Auxiliar de garantia obtém reversão de dispensa “por força maior” para “sem justa causa”

A Segunda Turma do Tribunal Regional do Trabalho da 18ª Região (GO), por unanimidade, deu provimento ao recurso de um trabalhador para reverter a modalidade da dispensa “por força maior” para “sem justa causa”, com o consequente pagamento de todas as verbas trabalhistas. Os desembargadores acompanharam o voto do relator, desembargador Platon de Azevedo Filho, no sentido de que a empresa não teria comprovado que a pandemia teria afetado substancialmente sua condição econômica e financeira para justificar a aplicação do fato do príncipe.

Fato do príncipe

De acordo com a teoria jurídica, se o Estado praticar ato administrativo ou editar qualquer norma que inviabilize a atividade empresarial e isso gerar demissões, será do próprio Estado a responsabilidade de pagar a indenização rescisória dos trabalhadores.

O caso

O trabalhador foi admitido por uma concessionária de automóveis em junho de 2009 para exercer a função de auxiliar de garantia. Com a pandemia, o contrato de trabalho foi suspenso entre abril e junho de 2020 e, posteriormente, houve nova suspensão, de julho a setembro de 2020. Em seguida, o trabalhador foi  dispensado “por motivo de força maior”. Ele ingressou na Justiça do Trabalho goianiense para tentar reverter a modalidade.

O Juízo da 12ª Vara do Trabalho de Goiânia (GO) manteve a modalidade de encerramento do contrato como “existência de força maior” entre o trabalhador e a revendedora de automóveis. O funcionário recorreu ao tribunal. Alegou que a “força maior” deve ser provada de forma robusta pela empresa, uma vez que essa modalidade implica perda de direitos trabalhistas.

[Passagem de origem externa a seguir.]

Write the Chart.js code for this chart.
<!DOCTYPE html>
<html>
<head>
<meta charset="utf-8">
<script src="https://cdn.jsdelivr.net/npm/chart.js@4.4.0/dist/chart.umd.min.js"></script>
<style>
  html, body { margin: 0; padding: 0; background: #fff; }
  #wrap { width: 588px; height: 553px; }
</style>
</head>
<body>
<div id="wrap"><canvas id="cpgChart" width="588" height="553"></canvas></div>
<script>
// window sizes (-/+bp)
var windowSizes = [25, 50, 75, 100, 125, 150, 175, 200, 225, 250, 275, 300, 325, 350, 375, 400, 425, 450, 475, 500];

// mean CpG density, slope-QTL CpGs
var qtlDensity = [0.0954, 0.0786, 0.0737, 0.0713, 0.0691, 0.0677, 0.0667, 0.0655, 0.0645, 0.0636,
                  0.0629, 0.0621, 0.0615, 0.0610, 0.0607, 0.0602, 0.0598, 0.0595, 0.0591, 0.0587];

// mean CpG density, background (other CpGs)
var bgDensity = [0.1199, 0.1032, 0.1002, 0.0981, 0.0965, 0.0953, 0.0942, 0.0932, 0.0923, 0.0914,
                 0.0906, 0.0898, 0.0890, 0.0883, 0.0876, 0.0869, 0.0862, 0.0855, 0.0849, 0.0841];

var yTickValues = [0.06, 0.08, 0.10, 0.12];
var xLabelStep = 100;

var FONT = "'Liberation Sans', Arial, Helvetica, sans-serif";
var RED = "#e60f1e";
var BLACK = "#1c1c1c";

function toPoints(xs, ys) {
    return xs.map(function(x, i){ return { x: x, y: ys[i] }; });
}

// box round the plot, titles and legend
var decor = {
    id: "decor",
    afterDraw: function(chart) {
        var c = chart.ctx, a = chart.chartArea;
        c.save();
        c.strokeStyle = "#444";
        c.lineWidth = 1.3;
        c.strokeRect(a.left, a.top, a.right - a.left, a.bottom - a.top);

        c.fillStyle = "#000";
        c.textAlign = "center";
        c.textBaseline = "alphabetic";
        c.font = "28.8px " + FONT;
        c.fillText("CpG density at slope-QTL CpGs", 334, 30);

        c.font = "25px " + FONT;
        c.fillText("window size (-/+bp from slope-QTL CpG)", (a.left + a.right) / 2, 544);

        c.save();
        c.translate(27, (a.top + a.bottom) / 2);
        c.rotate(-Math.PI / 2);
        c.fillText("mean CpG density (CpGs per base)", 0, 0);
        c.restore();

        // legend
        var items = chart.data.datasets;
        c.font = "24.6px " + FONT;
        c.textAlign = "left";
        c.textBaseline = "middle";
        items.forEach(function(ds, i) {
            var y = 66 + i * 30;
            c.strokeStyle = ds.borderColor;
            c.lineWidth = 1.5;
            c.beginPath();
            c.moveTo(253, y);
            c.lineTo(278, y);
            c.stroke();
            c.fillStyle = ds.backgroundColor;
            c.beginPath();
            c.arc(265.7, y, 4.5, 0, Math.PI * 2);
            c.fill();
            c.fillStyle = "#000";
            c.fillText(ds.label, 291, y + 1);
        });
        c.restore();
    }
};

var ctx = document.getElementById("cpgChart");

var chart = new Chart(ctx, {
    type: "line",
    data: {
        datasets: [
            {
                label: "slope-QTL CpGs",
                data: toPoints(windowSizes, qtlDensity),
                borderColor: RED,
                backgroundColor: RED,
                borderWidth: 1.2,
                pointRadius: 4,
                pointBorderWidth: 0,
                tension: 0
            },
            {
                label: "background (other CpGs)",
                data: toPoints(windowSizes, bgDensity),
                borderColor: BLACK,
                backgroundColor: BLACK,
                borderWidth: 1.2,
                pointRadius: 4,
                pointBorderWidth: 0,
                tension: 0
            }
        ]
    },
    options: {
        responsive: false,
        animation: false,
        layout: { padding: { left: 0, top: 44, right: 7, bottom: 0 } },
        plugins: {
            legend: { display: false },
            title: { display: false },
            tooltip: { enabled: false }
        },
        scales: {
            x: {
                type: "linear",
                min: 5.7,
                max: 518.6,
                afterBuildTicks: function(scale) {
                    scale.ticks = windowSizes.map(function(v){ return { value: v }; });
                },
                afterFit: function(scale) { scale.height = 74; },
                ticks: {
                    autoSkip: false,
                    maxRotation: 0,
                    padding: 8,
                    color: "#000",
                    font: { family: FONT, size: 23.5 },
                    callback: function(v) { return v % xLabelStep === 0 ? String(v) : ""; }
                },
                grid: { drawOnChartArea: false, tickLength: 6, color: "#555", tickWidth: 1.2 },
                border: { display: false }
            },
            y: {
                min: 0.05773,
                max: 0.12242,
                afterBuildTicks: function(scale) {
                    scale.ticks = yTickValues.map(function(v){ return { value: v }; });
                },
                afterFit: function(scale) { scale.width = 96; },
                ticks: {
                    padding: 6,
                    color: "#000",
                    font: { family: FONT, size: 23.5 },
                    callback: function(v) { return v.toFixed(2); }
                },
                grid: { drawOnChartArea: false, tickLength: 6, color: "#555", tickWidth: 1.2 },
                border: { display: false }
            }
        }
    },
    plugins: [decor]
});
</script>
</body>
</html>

O relator, desembargador Platon Filho, explicou que houve a edição de uma medida provisória (MP 927) que vigorou entre março e julho de 2020, com o objetivo de preservar empregos e renda durante a pandemia de covid-19. Nessa norma, havia o reconhecimento do estado de calamidade pública, conforme o  Decreto Legislativo nº 6, de março de 2020, onde constituía hipótese de força maior, nos termos do art. 501 da CLT.

No entanto, o desembargador ressaltou que a rescisão contratual ocorreu após o período de vigência dessa medida provisória e, além disso, haveria outros elementos nos autos que justificariam o desprovimento do recurso. Platon Filho destacou a narrativa da empresa que menciona que as dificuldades financeiras tiveram início antes da determinação de paralisação temporária das atividades econômicas não essenciais, a fim de conter a disseminação do vírus causador da pandemia de covid-19.

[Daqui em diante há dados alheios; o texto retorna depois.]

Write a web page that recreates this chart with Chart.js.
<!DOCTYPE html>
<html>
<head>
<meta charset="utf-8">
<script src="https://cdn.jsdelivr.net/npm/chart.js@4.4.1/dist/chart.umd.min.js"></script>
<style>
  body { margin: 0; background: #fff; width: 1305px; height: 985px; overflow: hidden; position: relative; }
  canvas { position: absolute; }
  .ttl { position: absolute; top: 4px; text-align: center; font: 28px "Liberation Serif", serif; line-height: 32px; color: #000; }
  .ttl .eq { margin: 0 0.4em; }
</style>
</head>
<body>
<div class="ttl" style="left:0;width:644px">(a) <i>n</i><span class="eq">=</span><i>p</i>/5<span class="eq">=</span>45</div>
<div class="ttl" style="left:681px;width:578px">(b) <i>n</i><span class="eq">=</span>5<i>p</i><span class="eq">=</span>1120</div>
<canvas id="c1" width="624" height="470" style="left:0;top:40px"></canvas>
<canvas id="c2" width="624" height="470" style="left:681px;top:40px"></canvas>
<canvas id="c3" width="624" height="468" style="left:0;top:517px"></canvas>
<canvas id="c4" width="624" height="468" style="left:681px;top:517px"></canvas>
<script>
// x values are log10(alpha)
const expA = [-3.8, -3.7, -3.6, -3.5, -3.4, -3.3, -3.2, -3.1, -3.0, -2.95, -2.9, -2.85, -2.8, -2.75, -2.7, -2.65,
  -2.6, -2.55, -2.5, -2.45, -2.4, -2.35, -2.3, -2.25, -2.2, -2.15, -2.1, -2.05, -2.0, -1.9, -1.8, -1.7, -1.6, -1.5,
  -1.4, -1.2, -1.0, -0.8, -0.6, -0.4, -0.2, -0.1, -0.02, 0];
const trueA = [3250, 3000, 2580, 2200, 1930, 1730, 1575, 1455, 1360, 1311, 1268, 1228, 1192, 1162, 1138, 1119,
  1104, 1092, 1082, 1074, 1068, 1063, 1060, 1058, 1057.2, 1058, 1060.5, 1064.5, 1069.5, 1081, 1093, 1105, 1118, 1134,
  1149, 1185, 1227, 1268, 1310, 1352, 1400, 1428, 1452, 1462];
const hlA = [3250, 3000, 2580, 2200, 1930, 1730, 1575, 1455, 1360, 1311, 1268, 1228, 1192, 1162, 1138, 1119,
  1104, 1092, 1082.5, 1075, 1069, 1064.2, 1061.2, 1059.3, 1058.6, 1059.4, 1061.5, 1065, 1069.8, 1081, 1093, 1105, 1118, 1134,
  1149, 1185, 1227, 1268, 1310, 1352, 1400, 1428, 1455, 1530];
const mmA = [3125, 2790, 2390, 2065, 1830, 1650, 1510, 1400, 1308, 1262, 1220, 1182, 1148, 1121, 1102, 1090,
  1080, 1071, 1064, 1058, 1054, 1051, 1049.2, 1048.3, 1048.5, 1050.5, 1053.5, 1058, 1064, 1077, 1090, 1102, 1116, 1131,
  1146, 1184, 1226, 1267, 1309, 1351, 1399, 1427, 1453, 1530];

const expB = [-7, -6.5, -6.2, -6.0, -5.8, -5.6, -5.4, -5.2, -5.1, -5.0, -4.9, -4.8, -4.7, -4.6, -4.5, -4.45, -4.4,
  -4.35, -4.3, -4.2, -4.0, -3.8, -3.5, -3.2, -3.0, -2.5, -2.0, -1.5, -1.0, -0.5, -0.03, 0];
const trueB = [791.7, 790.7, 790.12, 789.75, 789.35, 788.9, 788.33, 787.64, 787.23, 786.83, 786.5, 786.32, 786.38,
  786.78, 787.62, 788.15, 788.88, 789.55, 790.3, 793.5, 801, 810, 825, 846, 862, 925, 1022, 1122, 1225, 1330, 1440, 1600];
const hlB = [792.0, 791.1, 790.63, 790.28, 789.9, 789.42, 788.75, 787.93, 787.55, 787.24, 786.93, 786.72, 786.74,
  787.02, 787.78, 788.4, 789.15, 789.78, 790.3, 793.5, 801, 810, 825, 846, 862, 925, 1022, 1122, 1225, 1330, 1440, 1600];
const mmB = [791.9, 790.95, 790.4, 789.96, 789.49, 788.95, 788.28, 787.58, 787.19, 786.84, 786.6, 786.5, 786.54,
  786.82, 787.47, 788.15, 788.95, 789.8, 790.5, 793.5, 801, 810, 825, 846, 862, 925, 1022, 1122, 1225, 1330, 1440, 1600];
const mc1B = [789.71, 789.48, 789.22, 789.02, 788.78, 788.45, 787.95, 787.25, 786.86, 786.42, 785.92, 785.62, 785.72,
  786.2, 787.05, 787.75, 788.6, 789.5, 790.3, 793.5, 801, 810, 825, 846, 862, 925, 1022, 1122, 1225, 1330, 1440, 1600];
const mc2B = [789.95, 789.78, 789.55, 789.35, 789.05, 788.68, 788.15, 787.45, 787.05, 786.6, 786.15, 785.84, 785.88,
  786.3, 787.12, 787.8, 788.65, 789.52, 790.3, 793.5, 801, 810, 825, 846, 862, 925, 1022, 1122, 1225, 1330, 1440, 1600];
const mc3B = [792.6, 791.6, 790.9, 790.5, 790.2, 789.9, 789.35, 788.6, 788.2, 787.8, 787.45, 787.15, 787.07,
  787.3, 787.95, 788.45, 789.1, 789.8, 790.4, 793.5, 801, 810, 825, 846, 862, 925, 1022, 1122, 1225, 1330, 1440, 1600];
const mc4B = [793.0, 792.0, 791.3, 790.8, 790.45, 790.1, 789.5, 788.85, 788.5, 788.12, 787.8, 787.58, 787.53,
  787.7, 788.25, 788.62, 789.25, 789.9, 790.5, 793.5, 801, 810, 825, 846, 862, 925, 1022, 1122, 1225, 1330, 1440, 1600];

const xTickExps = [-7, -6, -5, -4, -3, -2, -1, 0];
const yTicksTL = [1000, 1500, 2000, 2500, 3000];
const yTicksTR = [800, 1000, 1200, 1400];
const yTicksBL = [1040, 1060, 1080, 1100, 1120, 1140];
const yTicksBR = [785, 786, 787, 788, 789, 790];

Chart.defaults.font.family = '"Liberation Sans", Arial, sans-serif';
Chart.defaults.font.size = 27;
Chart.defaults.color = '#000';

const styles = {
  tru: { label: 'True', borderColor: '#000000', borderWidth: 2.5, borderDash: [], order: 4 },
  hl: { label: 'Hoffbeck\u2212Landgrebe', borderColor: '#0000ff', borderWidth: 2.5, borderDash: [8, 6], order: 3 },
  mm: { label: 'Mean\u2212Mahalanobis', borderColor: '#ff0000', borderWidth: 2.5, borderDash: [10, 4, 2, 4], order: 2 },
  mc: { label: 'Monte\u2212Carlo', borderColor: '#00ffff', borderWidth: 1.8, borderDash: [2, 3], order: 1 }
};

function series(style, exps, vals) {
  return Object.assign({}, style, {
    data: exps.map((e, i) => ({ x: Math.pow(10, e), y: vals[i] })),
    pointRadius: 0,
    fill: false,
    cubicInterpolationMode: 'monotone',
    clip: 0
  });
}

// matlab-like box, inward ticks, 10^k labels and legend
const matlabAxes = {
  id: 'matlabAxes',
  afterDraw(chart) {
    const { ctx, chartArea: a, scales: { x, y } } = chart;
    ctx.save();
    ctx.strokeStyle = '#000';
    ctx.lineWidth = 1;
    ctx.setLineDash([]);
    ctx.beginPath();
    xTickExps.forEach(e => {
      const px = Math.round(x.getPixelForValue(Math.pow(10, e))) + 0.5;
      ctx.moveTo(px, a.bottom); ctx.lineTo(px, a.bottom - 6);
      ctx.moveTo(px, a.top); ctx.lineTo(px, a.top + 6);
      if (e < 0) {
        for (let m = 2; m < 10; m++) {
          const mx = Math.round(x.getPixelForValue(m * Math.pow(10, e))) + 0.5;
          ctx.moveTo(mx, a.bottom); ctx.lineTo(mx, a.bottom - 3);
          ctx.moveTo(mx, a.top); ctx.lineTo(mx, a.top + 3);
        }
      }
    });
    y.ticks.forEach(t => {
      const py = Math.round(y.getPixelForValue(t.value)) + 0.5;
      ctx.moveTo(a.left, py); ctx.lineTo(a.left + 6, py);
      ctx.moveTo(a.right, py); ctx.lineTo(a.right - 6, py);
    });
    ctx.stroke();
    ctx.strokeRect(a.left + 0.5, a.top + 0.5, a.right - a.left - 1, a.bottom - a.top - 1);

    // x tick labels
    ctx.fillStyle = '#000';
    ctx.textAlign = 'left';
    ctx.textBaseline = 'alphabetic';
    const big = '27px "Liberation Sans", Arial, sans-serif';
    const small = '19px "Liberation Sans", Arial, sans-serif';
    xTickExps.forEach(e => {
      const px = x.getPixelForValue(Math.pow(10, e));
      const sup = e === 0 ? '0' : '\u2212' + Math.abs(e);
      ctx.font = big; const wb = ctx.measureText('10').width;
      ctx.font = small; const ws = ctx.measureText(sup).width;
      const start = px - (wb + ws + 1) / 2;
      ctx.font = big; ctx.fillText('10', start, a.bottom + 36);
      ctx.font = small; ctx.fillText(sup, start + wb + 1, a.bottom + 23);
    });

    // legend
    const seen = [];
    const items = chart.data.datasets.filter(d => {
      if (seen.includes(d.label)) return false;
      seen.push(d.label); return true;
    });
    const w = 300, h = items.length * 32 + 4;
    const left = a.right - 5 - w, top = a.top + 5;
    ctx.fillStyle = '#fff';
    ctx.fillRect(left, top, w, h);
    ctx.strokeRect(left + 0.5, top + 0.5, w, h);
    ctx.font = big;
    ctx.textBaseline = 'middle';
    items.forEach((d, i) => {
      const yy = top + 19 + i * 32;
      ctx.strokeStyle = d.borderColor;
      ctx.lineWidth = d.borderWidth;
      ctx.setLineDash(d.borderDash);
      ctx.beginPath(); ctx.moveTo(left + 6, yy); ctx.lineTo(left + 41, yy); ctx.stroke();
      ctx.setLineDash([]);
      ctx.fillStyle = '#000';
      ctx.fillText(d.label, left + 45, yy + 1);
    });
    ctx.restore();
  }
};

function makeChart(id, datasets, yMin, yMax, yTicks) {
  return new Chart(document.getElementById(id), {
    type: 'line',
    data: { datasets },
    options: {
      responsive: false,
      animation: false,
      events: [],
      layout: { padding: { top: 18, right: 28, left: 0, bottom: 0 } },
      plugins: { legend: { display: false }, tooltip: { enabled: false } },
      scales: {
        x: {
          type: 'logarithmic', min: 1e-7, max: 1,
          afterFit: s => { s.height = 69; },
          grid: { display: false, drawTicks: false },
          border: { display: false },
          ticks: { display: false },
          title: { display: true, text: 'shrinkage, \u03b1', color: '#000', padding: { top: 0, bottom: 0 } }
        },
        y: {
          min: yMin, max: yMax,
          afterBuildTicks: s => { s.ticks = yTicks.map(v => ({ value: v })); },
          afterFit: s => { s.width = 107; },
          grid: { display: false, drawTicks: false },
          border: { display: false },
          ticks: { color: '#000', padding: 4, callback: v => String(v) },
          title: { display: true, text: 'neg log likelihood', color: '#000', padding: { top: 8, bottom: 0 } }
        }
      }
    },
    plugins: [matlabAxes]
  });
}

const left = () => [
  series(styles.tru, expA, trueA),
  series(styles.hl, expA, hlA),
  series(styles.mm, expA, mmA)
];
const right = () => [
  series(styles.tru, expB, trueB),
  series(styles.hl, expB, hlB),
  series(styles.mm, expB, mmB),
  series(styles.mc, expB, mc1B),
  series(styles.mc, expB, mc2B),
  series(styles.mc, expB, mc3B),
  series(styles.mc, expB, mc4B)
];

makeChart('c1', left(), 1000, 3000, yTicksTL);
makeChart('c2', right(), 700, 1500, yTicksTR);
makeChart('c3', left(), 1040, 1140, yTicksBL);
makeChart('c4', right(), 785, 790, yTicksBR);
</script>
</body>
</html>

Para o relator, a queda na venda de veículos da marca comercializada pela revendedora não aconteceu de modo imprevisível e abrupto, em decorrência apenas da pandemia. Ele explicou que esse fato já vinha ocorrendo de forma continuada há vários anos, sem que fossem tomadas medidas eficazes para reverter essa situação e superar a crise financeira em que a revendedora se encontrava mesmo antes do surgimento da pandemia. Platon Filho considerou que a pandemia contribuiu, ainda que indiretamente, para o encerramento das atividades empresariais.

O magistrado salientou que a empresa poderia, ainda, ter se adaptado às normas relacionadas ao controle da pandemia para permanecer funcionando “como fizeram inúmeras empresas do mesmo ramo ou de outros segmentos”. O desembargador concluiu que o fato de a empresa ter optado por encerrar suas atividades não foi consequência de decisões governamentais, mas de crise financeira preexistente. Platon Filho destacou que não é lícito ao empregador imputar a causa das suas dificuldades a eventos supervenientes, a fim de tentar converter os riscos inerentes ao negócio em motivo de força maior.

O desembargador apontou ainda que a Lei nº 14.020/2020 evidencia a inviabilidade da aplicação do fato do príncipe no âmbito trabalhista ao contexto do recurso. Ele disse que é conhecido que a pandemia afetou diretamente as relações laborais, afetando tanto os empregados quanto os empregadores. “Entretanto, não se pode olvidar que, à luz do princípio da alteridade, os riscos da atividade econômica recaem sobre o empregador, de modo que, mesmo uma situação excepcional como a pandemia de covid-19 não permite, por si só, chancelar a violação de direitos trabalhistas”, afirmou.

Para o relator, a concessionária não pode invocar a ocorrência de força maior ou fato do príncipe para não arcar com os encargos trabalhistas, notadamente quando estão ausentes os elementos fático-jurídicos imprescindíveis à sua configuração. Ao final, Platon Filho reformou a sentença para declarar a nulidade da dispensa por força maior, convertendo a modalidade de ruptura contratual para dispensa sem justa causa e, assim, determinar o pagamento dos encargos trabalhistas relativos a essa modalidade de dispensa.